My Work-life Routine
Achieving work-life balance is a relatively new (and luxurious) quest. Juggling the demands of work, family, friends, interests and health, I like to think of myself as a modern woman trying to ‘have it all’. I am sure my working day will sound fairly typical to many working mums: my day begins with the morning routines – breakfast and getting myself and my toddler ready in less than an hour. Next is the (normally happy) pre-school drop-off and commute to work. I spend six hours at work before grocery shopping, the commute home and pre-school pick up. The late afternoon is spent packing lunches for the next day, doing housework, prepping dinner, and fitting in a quick trip to the beach, before performing the toddler evening routine – dinner, bath and story time. Once my toddler is in bed, I am sure I join most mums in a collective sigh of relief as I find a bit of time to relax. During my evening, I’ll eat dinner with my husband, watch a bit of catch-up TV, check my social media, and sort any bills or plan a weekend trip away. This window of ‘me-time’ feels relatively short-lived as I make sure I head to bed before 10pm to get enough sleep. Exercise usually has to wait for a day that I’m not working.

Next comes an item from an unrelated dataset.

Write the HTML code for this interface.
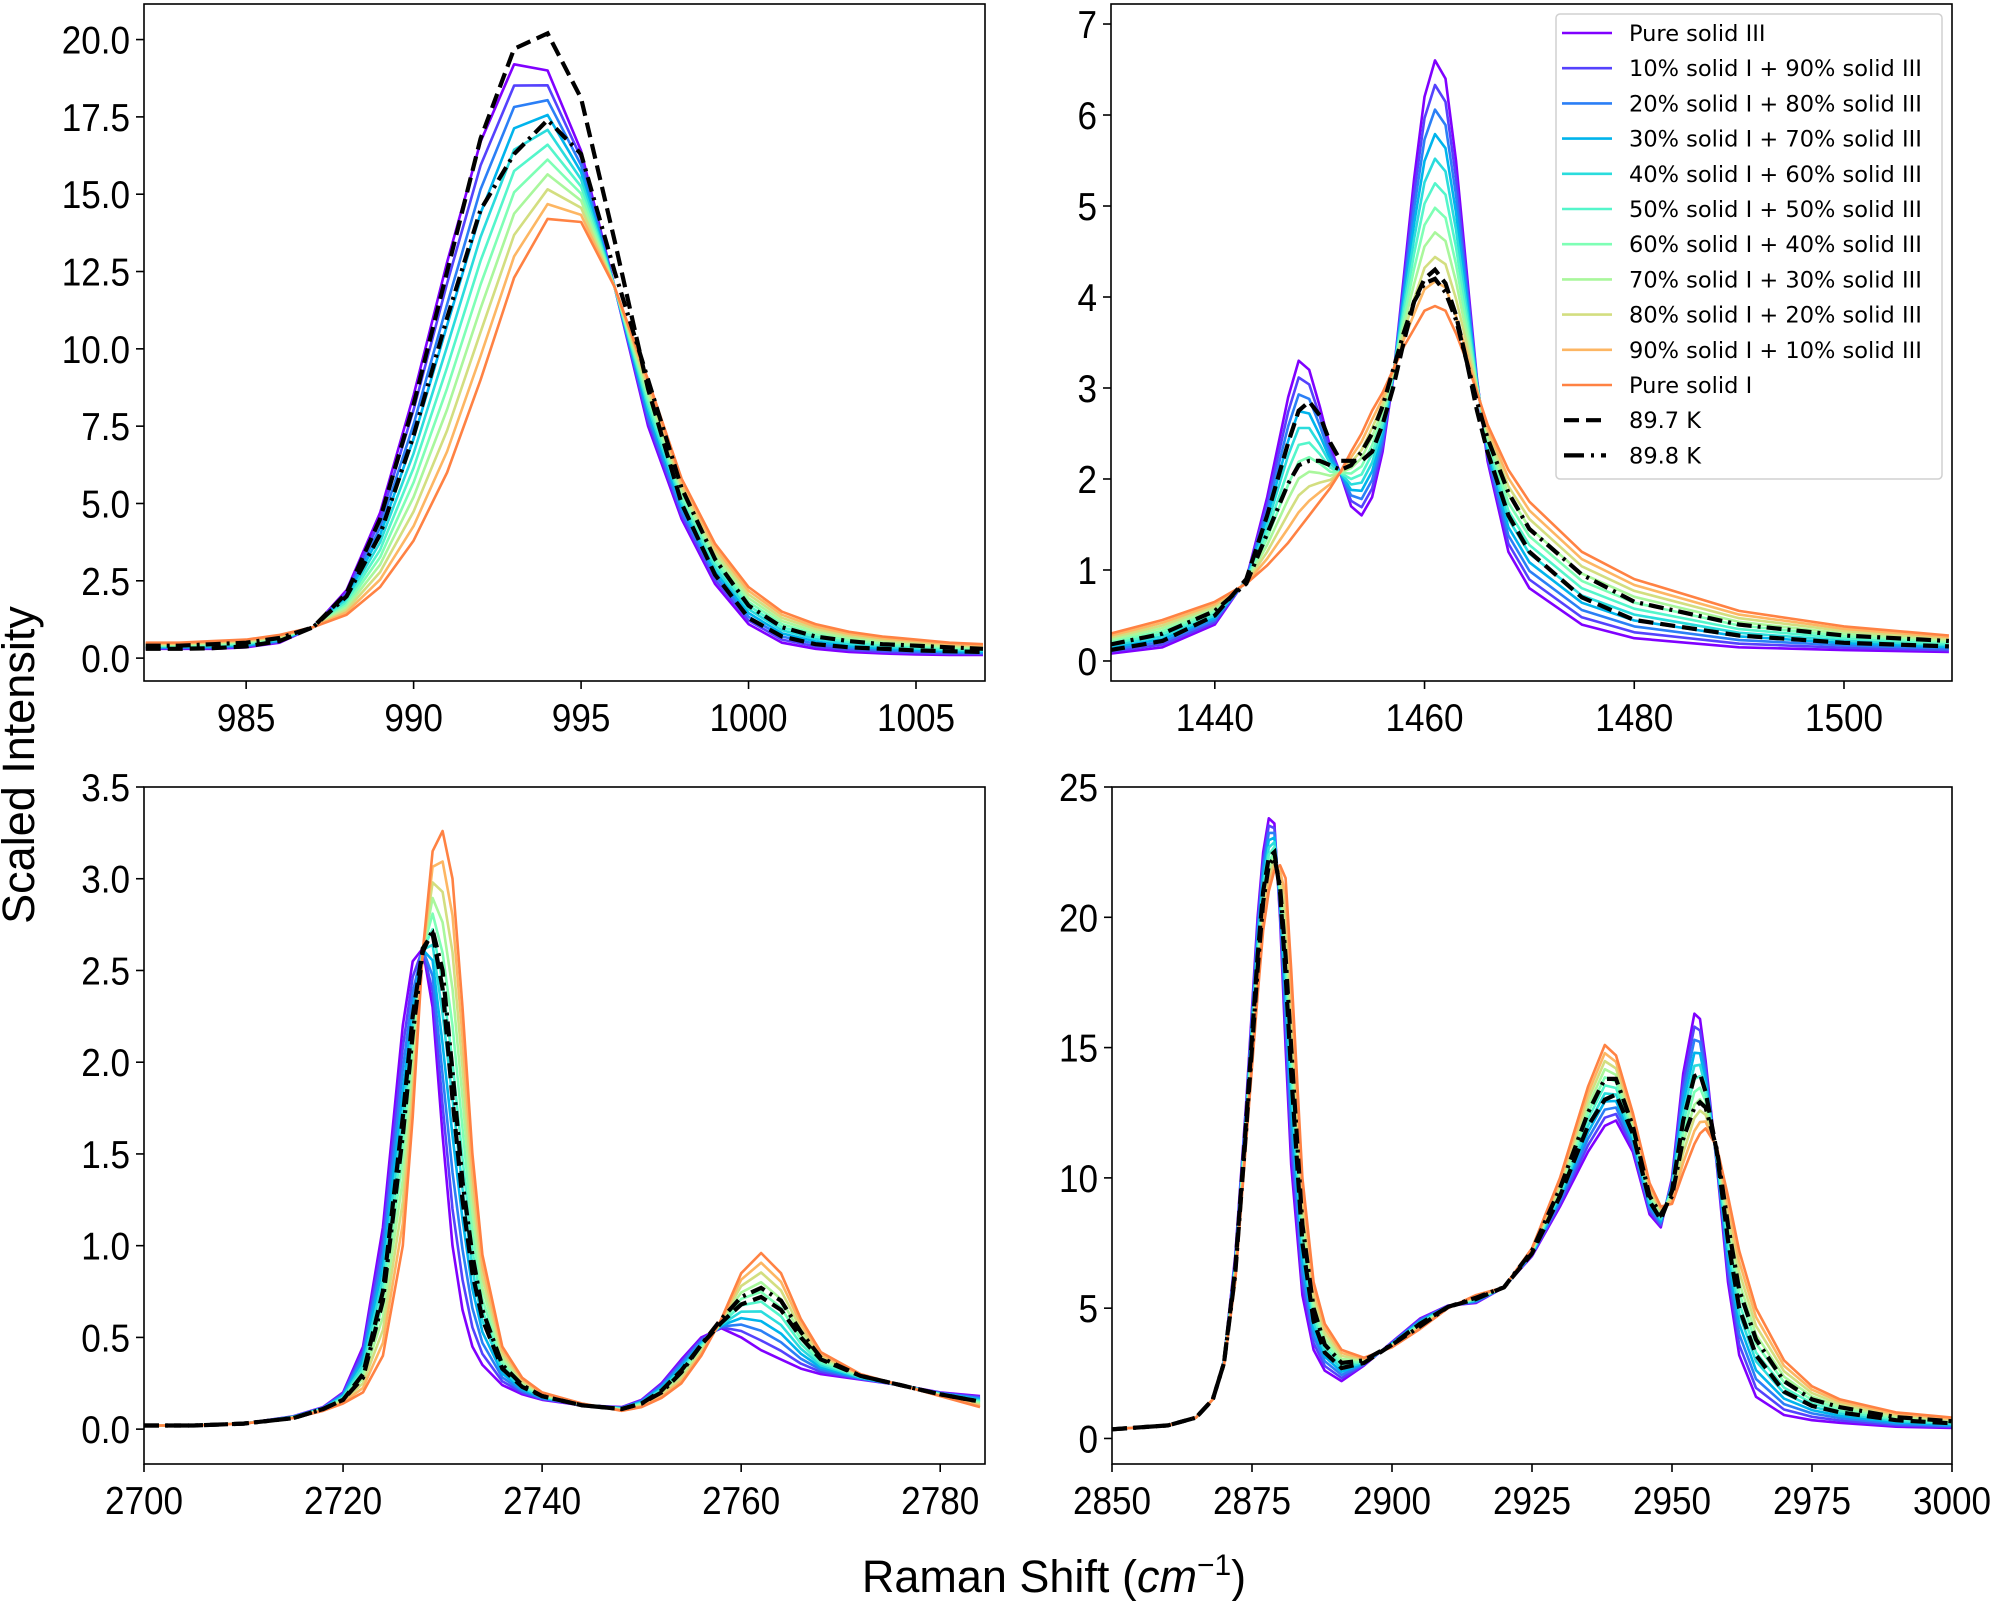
<!DOCTYPE html>
<html><head><meta charset="utf-8">
<style>
html,body{margin:0;padding:0;background:#fff;}
svg{display:block;}
text{font-family:"Liberation Sans","DejaVu Sans",sans-serif;fill:#000;}
.leg text{font-family:"DejaVu Sans","Liberation Sans",sans-serif;}
</style></head>
<body>
<svg id="fig" width="2000" height="1601" viewBox="0 0 2000 1601" xmlns="http://www.w3.org/2000/svg">
<text x="0" y="0" font-size="45" text-anchor="middle" transform="translate(34,765) rotate(-90)">Scaled Intensity</text>
<text x="1054" y="1592" font-size="45" text-anchor="middle">Raman Shift (<tspan font-style="italic">cm</tspan><tspan font-size="30" dy="-17">−1</tspan><tspan dy="17">)</tspan></text>
</svg>
<script>
// ---- Panel A (982-1007)
const xA = [982,983,984,985,986,987,988,989,990,991,992,993,994,995,996,997,998,999,1000,1001,1002,1003,1004,1005,1006,1007];
const solid3A = [0.3,0.3,0.3,0.35,0.5,1.0,2.2,4.7,8.5,12.8,16.7,19.2,19.0,16.4,12.0,7.5,4.5,2.4,1.1,0.5,0.3,0.2,0.15,0.12,0.1,0.1];
const solid1A = [0.5,0.5,0.55,0.6,0.75,1.0,1.4,2.3,3.8,6.0,9.0,12.3,14.2,14.1,12.0,9.0,5.8,3.7,2.3,1.5,1.1,0.85,0.7,0.6,0.5,0.45];
const k897A = [0.3,0.3,0.32,0.38,0.55,1.0,2.1,4.5,8.2,12.5,16.8,19.7,20.2,18.1,13.5,8.7,5.0,2.7,1.3,0.7,0.45,0.35,0.3,0.25,0.22,0.2];
const k898A = [0.4,0.4,0.45,0.5,0.65,1.0,2.0,4.0,7.2,11.0,14.5,16.3,17.4,16.3,12.5,9.0,5.5,3.2,1.7,1.0,0.7,0.55,0.45,0.4,0.35,0.3];
// ---- Panel B (1430-1510)
const xB = [1430,1435,1440,1443,1445,1447,1448,1449,1450,1451,1452,1453,1454,1455,1456,1457,1458,1459,1460,1461,1462,1463,1464,1465,1466,1468,1470,1475,1480,1490,1500,1510];
const solid3B = [0.08,0.15,0.4,0.9,1.8,2.9,3.3,3.2,2.8,2.35,2.05,1.7,1.6,1.8,2.3,3.1,4.2,5.3,6.2,6.6,6.4,5.5,4.3,3.1,2.2,1.2,0.8,0.4,0.25,0.15,0.12,0.1];
const solid1B = [0.3,0.45,0.65,0.85,1.05,1.3,1.45,1.6,1.75,1.9,2.08,2.3,2.5,2.75,2.95,3.2,3.45,3.65,3.85,3.9,3.85,3.6,3.3,2.95,2.6,2.1,1.75,1.2,0.9,0.55,0.38,0.28];
const k897B = [0.12,0.22,0.5,0.9,1.6,2.4,2.75,2.85,2.7,2.4,2.2,2.2,2.2,2.3,2.6,3.0,3.5,3.95,4.2,4.3,4.15,3.8,3.3,2.75,2.3,1.6,1.2,0.7,0.45,0.28,0.2,0.16];
const k898B = [0.18,0.3,0.55,0.85,1.4,1.95,2.15,2.2,2.2,2.15,2.1,2.15,2.3,2.5,2.8,3.2,3.6,3.95,4.15,4.2,4.05,3.75,3.3,2.85,2.45,1.85,1.45,0.95,0.65,0.4,0.28,0.22];
// ---- Panel C (2700-2784)
const xC = [2700,2705,2710,2715,2718,2720,2722,2724,2726,2727,2728,2729,2730,2731,2732,2733,2734,2736,2738,2740,2744,2748,2750,2752,2754,2756,2758,2760,2762,2764,2766,2768,2772,2776,2780,2784];
const solid3C = [0.02,0.02,0.03,0.07,0.12,0.2,0.45,1.1,2.2,2.55,2.62,2.3,1.6,1.0,0.65,0.45,0.35,0.24,0.19,0.16,0.13,0.12,0.16,0.25,0.38,0.5,0.55,0.5,0.43,0.38,0.33,0.3,0.27,0.24,0.2,0.18];
const solid1C = [0.02,0.02,0.03,0.06,0.1,0.14,0.2,0.4,1.0,1.7,2.6,3.15,3.26,3.0,2.3,1.5,0.95,0.45,0.28,0.2,0.14,0.1,0.12,0.17,0.25,0.4,0.6,0.85,0.96,0.85,0.6,0.42,0.3,0.24,0.18,0.12];
const k897C = [0.02,0.02,0.03,0.06,0.11,0.16,0.3,0.75,1.7,2.25,2.62,2.7,2.4,1.8,1.25,0.85,0.6,0.33,0.23,0.18,0.13,0.11,0.14,0.21,0.32,0.46,0.58,0.68,0.72,0.65,0.5,0.38,0.29,0.24,0.19,0.15];
const k898C = [0.02,0.02,0.03,0.06,0.11,0.16,0.28,0.7,1.6,2.15,2.6,2.72,2.5,1.95,1.35,0.95,0.65,0.35,0.24,0.18,0.13,0.11,0.14,0.2,0.31,0.46,0.6,0.72,0.77,0.7,0.53,0.39,0.29,0.24,0.19,0.15];
// ---- Panel D (2850-3000)
const xD = [2850,2860,2865,2868,2870,2872,2874,2876,2877,2878,2879,2880,2881,2882,2884,2886,2888,2891,2895,2900,2905,2910,2915,2920,2925,2930,2935,2938,2940,2943,2946,2948,2950,2952,2954,2955,2956,2958,2960,2962,2965,2970,2975,2980,2990,3000];
const solid3D = [0.35,0.5,0.8,1.5,3,7,13,20,22.5,23.8,23.6,20,15,10.5,5.5,3.4,2.6,2.2,2.8,3.7,4.6,5.1,5.2,5.8,7.0,8.9,11,12,12.2,11,8.6,8.1,10,14,16.3,16.1,14.5,10.5,6,3.2,1.6,0.9,0.7,0.6,0.45,0.4];
const solid1D = [0.35,0.5,0.8,1.5,2.8,6,11.5,17,19.5,21,21.8,22,21.5,18,10,6,4.4,3.4,3.1,3.5,4.2,5.0,5.5,5.8,7.3,10,13.5,15.1,14.7,12.5,9.8,8.9,9.0,10.2,11.3,11.7,11.9,11.2,9.3,7.2,5.0,3.0,2.0,1.5,1.0,0.8];
const k897D = [0.35,0.5,0.8,1.5,2.9,6.5,12.3,18.5,21,22.3,22.5,21,17.8,14,7.5,4.5,3.3,2.7,2.9,3.6,4.4,5.05,5.35,5.8,7.1,9.3,12,13,13.2,11.7,9.1,8.4,9.5,12.2,13.9,14.0,13.3,11,7.6,5.0,3.2,1.8,1.25,1.0,0.7,0.58];
const k898D = [0.35,0.5,0.8,1.5,2.9,6.3,12,18,20.6,22,22.3,21.2,18.5,15,8.2,5,3.6,2.9,3.0,3.6,4.3,5.05,5.4,5.8,7.2,9.6,12.5,13.8,13.8,12,9.3,8.6,9.3,11.5,12.7,12.9,12.7,11.1,8.2,5.7,3.8,2.2,1.5,1.2,0.82,0.66];

const legendLabels = ["Pure solid III","10% solid I + 90% solid III","20% solid I + 80% solid III","30% solid I + 70% solid III","40% solid I + 60% solid III","50% solid I + 50% solid III","60% solid I + 40% solid III","70% solid I + 30% solid III","80% solid I + 20% solid III","90% solid I + 10% solid III","Pure solid I","89.7 K","89.8 K"];
const fractionsI = [0,0.1,0.2,0.3,0.4,0.5,0.6,0.7,0.8,0.9,1.0];

const xTicksA=[985,990,995,1000,1005], yTicksA=[0,2.5,5,7.5,10,12.5,15,17.5,20];
const xTicksB=[1440,1460,1480,1500], yTicksB=[0,1,2,3,4,5,6,7];
const xTicksC=[2700,2720,2740,2760,2780], yTicksC=[0,0.5,1,1.5,2,2.5,3,3.5];
const xTicksD=[2850,2875,2900,2925,2950,2975,3000], yTicksD=[0,5,10,15,20,25];

const NS="http://www.w3.org/2000/svg";
const svg=document.getElementById('fig');
function mk(tag,attrs,parent){const e=document.createElementNS(NS,tag);for(const k in attrs)e.setAttribute(k,attrs[k]);(parent||svg).appendChild(e);return e;}
function rainbow(t){const r=Math.min(1,Math.abs(2*t-0.5)),g=Math.sin(Math.PI*t),b=Math.cos(Math.PI*t/2);
  return 'rgb('+Math.round(r*255)+','+Math.round(g*255)+','+Math.round(b*255)+')';}
const colors=fractionsI.map(f=>rainbow(f*0.83));

const panels=[
 {id:'a',L:144,R:985,T:4,B:681,x0:981.95,x1:1007.06,y0:-0.74,y1:21.15,xs:xA,s3:solid3A,s1:solid1A,k7:k897A,k8:k898A,xt:xTicksA,yt:yTicksA,fmt:v=>v.toFixed(1)},
 {id:'b',L:1111,R:1952,T:4,B:681,x0:1430.1,x1:1510.3,y0:-0.22,y1:7.22,xs:xB,s3:solid3B,s1:solid1B,k7:k897B,k8:k898B,xt:xTicksB,yt:yTicksB,fmt:v=>String(v)},
 {id:'c',L:144,R:985,T:787,B:1464,x0:2700,x1:2784.5,y0:-0.19,y1:3.5,xs:xC,s3:solid3C,s1:solid1C,k7:k897C,k8:k898C,xt:xTicksC,yt:yTicksC,fmt:v=>v.toFixed(1)},
 {id:'d',L:1112,R:1952,T:787,B:1464,x0:2850,x1:3000,y0:-0.98,y1:25,xs:xD,s3:solid3D,s1:solid1D,k7:k897D,k8:k898D,xt:xTicksD,yt:yTicksD,fmt:v=>String(v)}
];

panels.forEach(p=>{
  const sx=v=>p.L+(v-p.x0)/(p.x1-p.x0)*(p.R-p.L);
  const sy=v=>p.B-(v-p.y0)/(p.y1-p.y0)*(p.B-p.T);
  const g=mk('g',{});
  
  
  const cp=mk('clipPath',{id:'clip-'+p.id},g);
  mk('rect',{x:p.L,y:p.T,width:p.R-p.L,height:p.B-p.T},cp);
  const lines=mk('g',{'clip-path':'url(#clip-'+p.id+')'},g);
  const path=(ys)=>p.xs.map((x,i)=>(i?'L':'M')+sx(x).toFixed(1)+','+sy(ys[i]).toFixed(1)).join('');
  fractionsI.forEach((f,ci)=>{
    const ys=p.s3.map((v,i)=>v*(1-f)+p.s1[i]*f);
    const l=mk('path',{d:path(ys),fill:'none',stroke:colors[ci],'stroke-width':2.6,'stroke-linejoin':'round'},lines);
    
    
  });
  const d7=mk('path',{d:path(p.k7),fill:'none',stroke:'#000','stroke-width':4.2,'stroke-dasharray':'15,7'},lines);
  
  
  const d8=mk('path',{d:path(p.k8),fill:'none',stroke:'#000','stroke-width':4.2,'stroke-dasharray':'15,6,3,6'},lines);
  
  
  const fr=mk('rect',{x:p.L,y:p.T,width:p.R-p.L,height:p.B-p.T,fill:'none',stroke:'#000','stroke-width':1.6},g);
  
  
  p.xt.forEach(v=>{const x=sx(v);
    mk('line',{x1:x,x2:x,y1:p.B,y2:p.B+8,stroke:'#000','stroke-width':1.6},g);
    const t=mk('text',{x:0,y:0,'font-size':39,'text-anchor':'middle',transform:'translate('+x+','+(p.B+50)+') scale(0.9,1)'},g);t.textContent=String(v);
    
    });
  p.yt.forEach(v=>{const y=sy(v);
    mk('line',{x1:p.L-8,x2:p.L,y1:y,y2:y,stroke:'#000','stroke-width':1.6},g);
    const t=mk('text',{x:0,y:0,'font-size':39,'text-anchor':'end',transform:'translate('+(p.L-14)+','+(y+14)+') scale(0.9,1)'},g);t.textContent=p.fmt(v);
    
    });
});

// legend
const lg=mk('g',{class:'leg'});


mk('rect',{x:1556,y:14,width:386,height:465,rx:4,fill:'#fff','fill-opacity':0.85,stroke:'#d0d0d0','stroke-width':1.5},lg);
legendLabels.forEach((lab,i)=>{
  const y=33+i*35.2;
  const e=mk('g',{},lg);
  
  
  let attrs={x1:1562,x2:1612,y1:y,y2:y,'stroke-width':2.6,stroke:i<11?colors[i]:'#000'};
  if(i==11){attrs['stroke-width']=4.2;attrs['stroke-dasharray']='15,7';attrs.x1=1564;attrs.x2=1606;}
  if(i==12){attrs['stroke-width']=4.2;attrs['stroke-dasharray']='20,7,3,7';attrs.x1=1564;attrs.x2=1606;}
  mk('line',attrs,e);
  const t=mk('text',{x:1629,y:y+8,'font-size':22.5},e);t.textContent=lab;
});
</script>
</body></html>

Of course this is all well and good when things go to plan. Add in a sick child and things can quickly turn to custard. These are the mornings when I get that sinking feeling in my stomach. I go to pick up my son from bed and find that he is grizzly, possibly running a fever with a snotty nose that wasn’t there the night before. It’s that terrible conundrum – do I let my boss down again and stay at home to look after my child? Or, do I become one of ‘those’ mothers that drop of my child at pre-school pretending that he has nothing more than a ‘simple cold’, while secretly knowing he’ll share more than just his toys around that day? I am sure many parents have found themselves in this awkward position.
Working Mother Guilt
Regardless of the decision, feeling guilty is somewhat inevitable, and no doubt, a common feeling amongst working mothers. And it can even happen on a good day. I regularly find myself wondering if my son is happy during his day, while I am enjoying some ‘me-time’ at the office. Getting back to work for me has not only allowed me to continue my career, but I enjoy the opportunity to do something just for me. Even a quiet cup of tea is a welcome treat.
As a new parent, working part-time does mean I experience the work-life balance juggle, but I’ve personally found achieving it possible and even enjoyable (when everyone is healthy and there are no life-emergencies). However, it does call for a greater level of planning and organising. I know I am lucky to have a degree of flexibility in my job and home life, as well as a good network of supportive family, friends and understanding colleagues, but it is a constant juggling act!
Are you achieving work-life balance? What would make the juggle easier? What could your boss or HR team do to help?